Why Cope? Do you care what your work looks like for 2 months or 5+ years? Anything looks good with enough caulking and fresh paint – for a while. If you are an amateur and doing it for yourself, you can take the extra time to cope since you’re not doing lineal feet per minute. If you are doing this for a living you’re either a production carpenter and you are never going to cope or you switch based on the job and the money and the quality of the walls, which in this case you are not going to use popsicle sticks. They already have a a better product for this purpose – balsa wood at craft stores that comes in flat sheets in 1/32, 1/16 and 3/32 inch thickness and can be cut to the 3 inch baseboard height and 1″ wide so your are only putting the shim where it needs to go – at the last 1 inch next to the miter. Double sided tape keeps them where they need to be instead of letting them slide to the bottom. Even a dab of wood glue has enough tack to keep them in place while you position the baseboards. If you are putting MDF baseboard in the bathroom, you are a production carpenter already or don’t care what it looks like after the check clears.
OMG…do NOT do this. It’s stupid. If you’re too lazy to cope and want to try this then fine…but instead of popsicle sticks screw in a 1 1/4″ screw into both sides of the corner an inch out of the corner and a half inch above the floor surface. Then use a 2 foot length of the baseboard square cut each end and with it tight to the floor push it against one of the screws and adjust the screw in or out until when the top edge of the baseboard end touches the wall… the bottom end of the baseboard will touch the lower screw. That creates a square corner for one end of the baseboard to be against. Square each screw head with this system and when you put the two baseboard pieces together the inside corer joint will be tight and square. And this youngster who is inventing dumb ideas is welcome to make another article using this system and no expert, which I am, will show up and say it’s stupid. BTW…coping is the best way.

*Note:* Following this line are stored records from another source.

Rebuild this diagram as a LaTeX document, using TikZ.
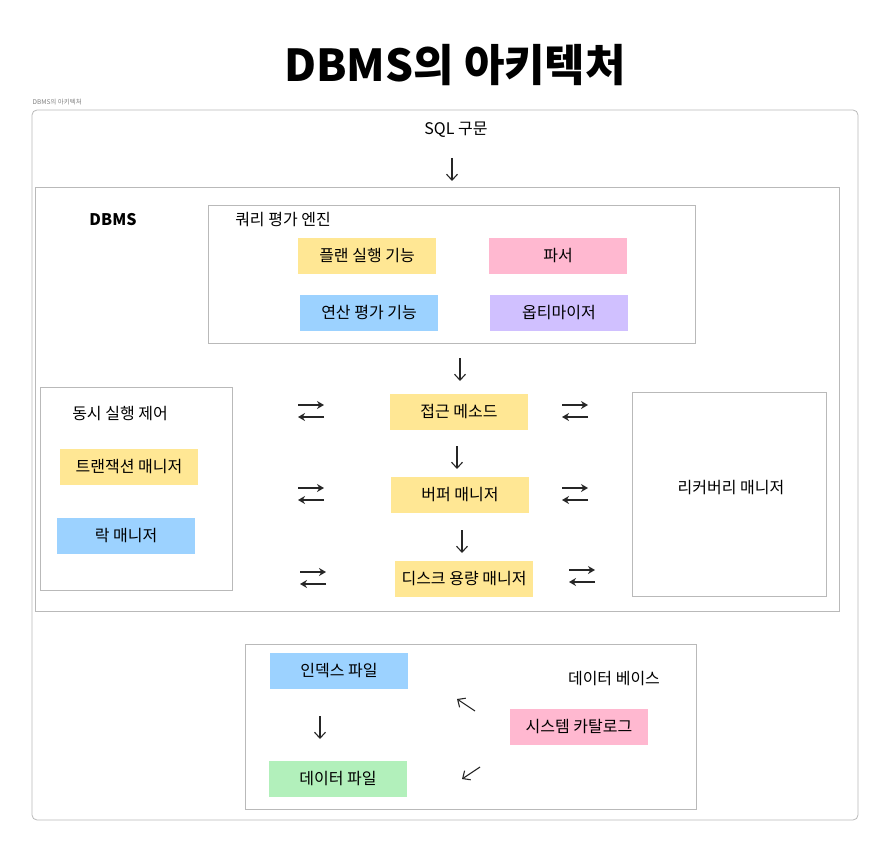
\documentclass[tikz,border=0pt]{standalone}
\usepackage{fontspec}
\setmainfont{Noto Sans CJK KR}
\usetikzlibrary{arrows.meta}

\definecolor{noteyellow}{HTML}{FFE794}
\definecolor{notepink}{HTML}{FFB8D0}
\definecolor{noteblue}{HTML}{9CD2FF}
\definecolor{notepurple}{HTML}{D0C0FF}
\definecolor{notegreen}{HTML}{B2F0BB}

\tikzset{
  note/.style={minimum width=138pt, minimum height=36pt, inner sep=0pt, font=\fontsize{16}{18}\selectfont},
  frame/.style={draw=gray!55, line width=0.8pt},
  label/.style={font=\fontsize{16}{18}\selectfont},
  down/.style={-{Straight Barb[length=6pt,width=11pt]}, line width=1.1pt, black!85},
  swap/.style={-{Stealth[length=7pt,width=8pt]}, line width=1.8pt, black!85}
}

\begin{document}
\begin{tikzpicture}[x=1pt,y=-1pt]
  \useasboundingbox (0,0) rectangle (877,842);

  % Title
  \node (title) at (455,65) {\fontsize{44}{48}\selectfont\bfseries DBMS의 아키텍처};
  \node[anchor=west, gray, font=\fontsize{6.5}{8}\selectfont] (tag) at (29,102) {DBMS의 아키텍처};

  % Frames
  \draw[frame, rounded corners=5pt] (32,110) rectangle (858,820);
  \draw[frame] (35,187) rectangle (839,611);
  \draw[frame] (208,205) rectangle (695,343);
  \draw[frame] (40,387) rectangle (232,590);
  \draw[frame] (632,392) rectangle (826,596);
  \draw[frame] (245,644) rectangle (696,809);

  % Labels
  \node[label] (sql) at (456,130) {SQL 구문};
  \node[label, font=\fontsize{16}{18}\selectfont\bfseries] (dbms) at (113,220) {DBMS};
  \node[label] (engine) at (283,220) {쿼리 평가 엔진};
  \node[label] (conc) at (120,414) {동시 실행 제어};
  \node[label] (recov) at (731,488) {리커버리 매니저};
  \node[label] (db) at (614,679) {데이터 베이스};

  % Query engine parts
  \node[note, fill=noteyellow] (plan) at (367,256) {플랜 실행 기능};
  \node[note, fill=notepink] (parser) at (558,256) {파서};
  \node[note, fill=noteblue] (oper) at (369,313) {연산 평가 기능};
  \node[note, fill=notepurple] (optim) at (559,313) {옵티마이저};

  % Middle stack
  \node[note, fill=noteyellow] (access) at (459,412) {접근 메소드};
  \node[note, fill=noteyellow] (buffer) at (460,495) {버퍼 매니저};
  \node[note, fill=noteyellow] (disk) at (464,579) {디스크 용량 매니저};

  % Concurrency parts
  \node[note, fill=noteyellow] (trans) at (129,467) {트랜잭션 매니저};
  \node[note, fill=noteblue] (lock) at (126,536) {락 매니저};

  % Database parts
  \node[note, fill=noteblue] (index) at (339,671) {인덱스 파일};
  \node[note, fill=notegreen] (data) at (338,779) {데이터 파일};
  \node[note, fill=notepink] (catalog) at (579,727) {시스템 카탈로그};

  % Down arrows
  \coordinate (a1) at (452,158); \coordinate (b1) at (452,181);
  \coordinate (a2) at (460,358); \coordinate (b2) at (460,381);
  \coordinate (a3) at (457,446); \coordinate (b3) at (457,469);
  \coordinate (a4) at (462,530); \coordinate (b4) at (462,553);
  \coordinate (a5) at (320,716); \coordinate (b5) at (320,739);
  \foreach \i in {1,...,5}
    \draw[down] (a\i) -- (b\i);

  % Arrows to the catalog
  \coordinate (c1) at (475,711); \coordinate (d1) at (457,699);
  \coordinate (c2) at (480,767); \coordinate (d2) at (462,779);
  \draw[down] (c1) -- (d1);
  \draw[down] (c2) -- (d2);

  % Two-way arrows
  \foreach \x/\y in {298/405, 298/488, 300/572, 562/405, 562/488, 569/570}{
    \draw[swap] (\x,\y) -- (\x+26,\y);
    \draw[swap] (\x+26,\y+12) -- (\x,\y+12);
  }
\end{tikzpicture}
\end{document}
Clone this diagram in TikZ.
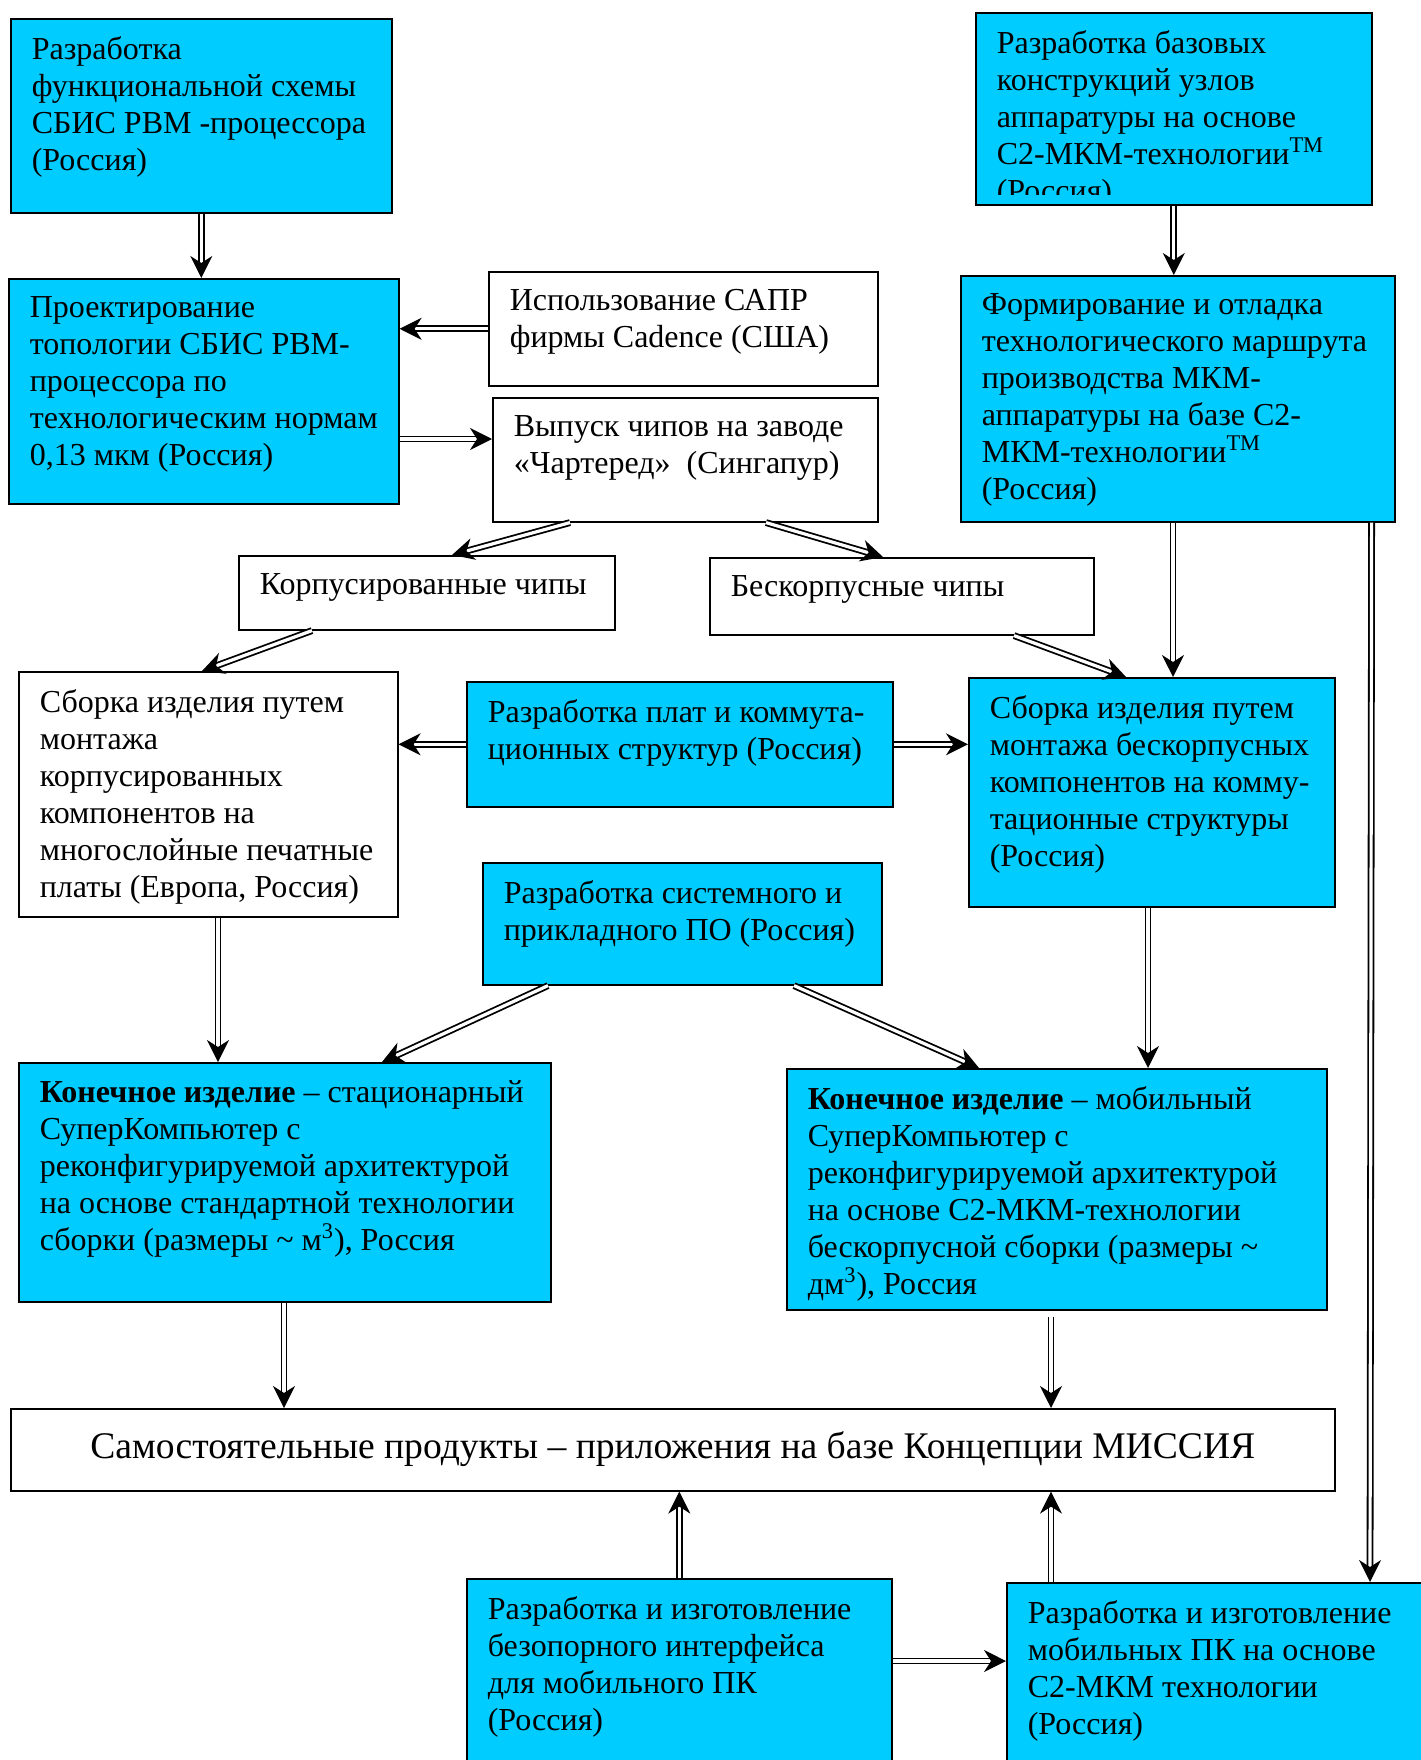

If you start off wrong you end up wrong, always scribe (Cope in the USA) inside corners regardless of the finish or you will always have problems with your skirting’s (Base Board USA). This means that you do not have to be so accurate with the lengths that are being cut, less filling of the joints, mitring joints on internal angles is dumb as you spend more time filling the joints. Timed saved zero, practice first on scrap material it is not that difficult. Plus you get a more professional look, why bodge a job when the house is the most expensive item you will ever buy.👎👎👎👎👎👎👎👎
Agreed, coping is a waste of time. It is for people who can’t cut angles. Admittedly, it took me most of my life to finally get good enough to perfect those corners, but dammit…now that I have earned the skill through experience…I get to talk sh__. My corners WILL be perfect, without coping. Now let me hit play and see what in the hell you are about to do with those tongue depressors.
Drywall screw into the bottom plate as an adjustable shim. Use your impact or screwdriver in and out as an adjustment. Glue your miter joints together you will never have a problem ever. I’ve had to tear out when the customer changed their mind. The whole assembly comes out in one piece. You will never have to buy popsicles for their sticks. I never have….. Change your dum a article perhaps? 40 years as a professional carpenter and still counting by the way. Thank you handyman. You are just a handyman correct?